The High Court in London has this week been considering whether employees of an insolvent company automatically transfer to the purchaser of their employer’s business by an administrator.
The Employment Appeals Tribunal (EAT) had decided in February 2011, in the case of OTG v Barke, that employment rights transfer as a result of TUPE (Transfer of Undertaking (Protection of Employment) Regulations 2006). The case has now been appealed to the High Court.
Nick Moser, Head of Restructuring and Corporate Recovery at Taylor Wessing said: “The judgment will give clarity to the way banks and administrators restructure failing businesses. Most practitioners have assumed that the EAT in February came to the correct view and so the cost of transferring employees has already been priced into restructurings.
“Although upholding the EAT may appear to be good news for employees, the higher cost of buying a business could have a detrimental effect in the long run.”
Sean Nesbitt, Head of Employment at law firm Taylor Wessing added: “The principle of OTG v Barke provided certainty with its bright-line approach and presumption that the purpose behind administration is rescue.

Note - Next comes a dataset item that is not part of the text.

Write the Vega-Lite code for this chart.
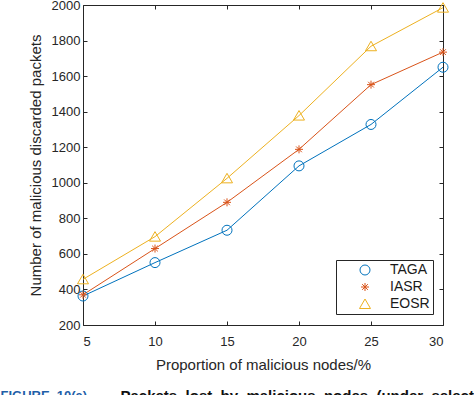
{
  "$schema": "https://vega.github.io/schema/vega-lite/v6.json",
  "autosize": "none",
  "width": 360,
  "height": 320,
  "padding": {"left": 83, "top": 5, "right": 31, "bottom": 70},
  "background": "white",
  "config": {
    "view": {"stroke": null},
    "font": "Liberation Sans",
    "axis": {
      "domainColor": "#262626",
      "tickColor": "#262626",
      "labelColor": "#262626",
      "titleColor": "#262626",
      "labelFont": "Liberation Sans",
      "titleFont": "Liberation Sans",
      "labelFontSize": 13,
      "titleFontSize": 15,
      "titleFontWeight": "normal",
      "grid": false,
      "tickSize": -4,
      "domainWidth": 1,
      "format": "d"
    }
  },
  "data": {
    "values": [
      {"p": 5, "v": 363, "s": "TAGA"},
      {"p": 10, "v": 551, "s": "TAGA"},
      {"p": 15, "v": 733, "s": "TAGA"},
      {"p": 20, "v": 1095, "s": "TAGA"},
      {"p": 25, "v": 1328, "s": "TAGA"},
      {"p": 30, "v": 1650, "s": "TAGA"},
      {"p": 5, "v": 370, "s": "IASR"},
      {"p": 10, "v": 630, "s": "IASR"},
      {"p": 15, "v": 890, "s": "IASR"},
      {"p": 20, "v": 1188, "s": "IASR"},
      {"p": 25, "v": 1552, "s": "IASR"},
      {"p": 30, "v": 1735, "s": "IASR"},
      {"p": 5, "v": 457, "s": "EOSR"},
      {"p": 10, "v": 697, "s": "EOSR"},
      {"p": 15, "v": 1025, "s": "EOSR"},
      {"p": 20, "v": 1378, "s": "EOSR"},
      {"p": 25, "v": 1768, "s": "EOSR"},
      {"p": 30, "v": 1985, "s": "EOSR"}
    ]
  },
  "layer": [
    {
      "mark": {"type": "line", "strokeWidth": 1},
      "encoding": {
        "x": {"field": "p", "type": "quantitative",
          "scale": {"domain": [5, 30], "nice": false, "zero": false},
          "axis": {"title": "Proportion of malicious nodes/%", "values": [5, 10, 15, 20, 25, 30], "labelPadding": 14, "titlePadding": 9}},
        "y": {"field": "v", "type": "quantitative",
          "scale": {"domain": [200, 2000], "nice": false, "zero": false},
          "axis": {"title": "Number of malicious discarded packets", "values": [200, 400, 600, 800, 1000, 1200, 1400, 1600, 1800, 2000], "labelPadding": 7, "titlePadding": 8}},
        "color": {
          "field": "s", "type": "nominal",
          "scale": {"domain": ["TAGA", "IASR", "EOSR"], "range": ["#0072BD", "#D95319", "#EDB120"]},
          "legend": {
            "title": null,
            "orient": "none",
            "legendX": 253,
            "legendY": 255,
            "strokeColor": "#262626",
            "fillColor": "white",
            "padding": 3,
            "labelFontSize": 14,
            "labelColor": "#1a1a1a",
            "labelFont": "Liberation Sans",
            "symbolSize": 100,
            "symbolOffset": 19,
            "labelOffset": 18,
            "rowPadding": 3,
            "symbolStrokeWidth": 1
          }
        }
      }
    },
    {
      "mark": {"type": "point", "filled": false, "strokeWidth": 1, "size": 100, "opacity": 1},
      "encoding": {
        "x": {"field": "p", "type": "quantitative", "axis": null},
        "y": {"field": "v", "type": "quantitative", "axis": null},
        "color": {
          "field": "s", "type": "nominal",
          "scale": {"domain": ["TAGA", "IASR", "EOSR"], "range": ["#0072BD", "#D95319", "#EDB120"]},
          "legend": {
            "title": null,
            "orient": "none",
            "legendX": 253,
            "legendY": 255,
            "strokeColor": "#262626",
            "fillColor": "white",
            "padding": 3,
            "labelFontSize": 14,
            "labelColor": "#1a1a1a",
            "labelFont": "Liberation Sans",
            "symbolSize": 100,
            "symbolOffset": 19,
            "labelOffset": 18,
            "rowPadding": 3,
            "symbolStrokeWidth": 1
          }
        },
        "shape": {
          "field": "s", "type": "nominal",
          "scale": {"domain": ["TAGA", "IASR", "EOSR"], "range": ["circle", "M-0.8,0L0.8,0M0,-0.8L0,0.8M-0.57,-0.57L0.57,0.57M-0.57,0.57L0.57,-0.57", "M0,-1L1.1,0.9L-1.1,0.9Z"]},
          "legend": null
        }
      }
    },
    {
      "mark": {"type": "point", "opacity": 0},
      "encoding": {
        "x": {"field": "p", "type": "quantitative",
          "axis": {"orient": "top", "title": null, "labels": false, "values": [5, 10, 15, 20, 25, 30]}},
        "y": {"field": "v", "type": "quantitative",
          "axis": {"orient": "right", "title": null, "labels": false, "values": [200, 400, 600, 800, 1000, 1200, 1400, 1600, 1800, 2000]}}
      }
    },
    {
      "mark": {"type": "point", "opacity": 0},
      "encoding": {
        "x": {"field": "p", "type": "quantitative",
          "axis": {"orient": "bottom", "offset": 45, "domain": false, "ticks": false, "labels": false,
            "title": "Packets\u00a0\u00a0lost\u00a0\u00a0by\u00a0\u00a0malicious\u00a0\u00a0nodes\u00a0\u00a0(under\u00a0\u00a0selective",
            "titleFontSize": 15, "titleFontWeight": "bold", "titleColor": "#111111",
            "titleAnchor": "start", "titleAlign": "left", "titleX": 37, "titlePadding": 18}},
        "y": {"field": "v", "type": "quantitative", "axis": null}
      }
    },
    {
      "mark": {"type": "point", "opacity": 0},
      "encoding": {
        "x": {"field": "p", "type": "quantitative",
          "axis": {"orient": "bottom", "offset": 45, "domain": false, "ticks": false, "labels": false,
            "title": "FIGURE\u00a0\u00a010(a).",
            "titleFontSize": 13, "titleFontWeight": "bold", "titleColor": "#1f5fa8",
            "titleAnchor": "start", "titleAlign": "left", "titleX": -83, "titlePadding": 19}},
        "y": {"field": "v", "type": "quantitative", "axis": null}
      }
    }
  ],
  "resolve": {"axis": {"x": "independent", "y": "independent"}}
}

“If the court reverts to a more fact based approach, it may enable a better quality of justice where administration was not for the purpose of rescue, however, this will be at the expense of certainty. Certainty benefits the responsible insolvency practitioner and whilst the employment costs of transactions post OTG v Barke may have increased, this in itself is a useful tool for identifying viable acquisitions and reducing the scope for financial engineering.”
The High Court’s judgment is expected shortly.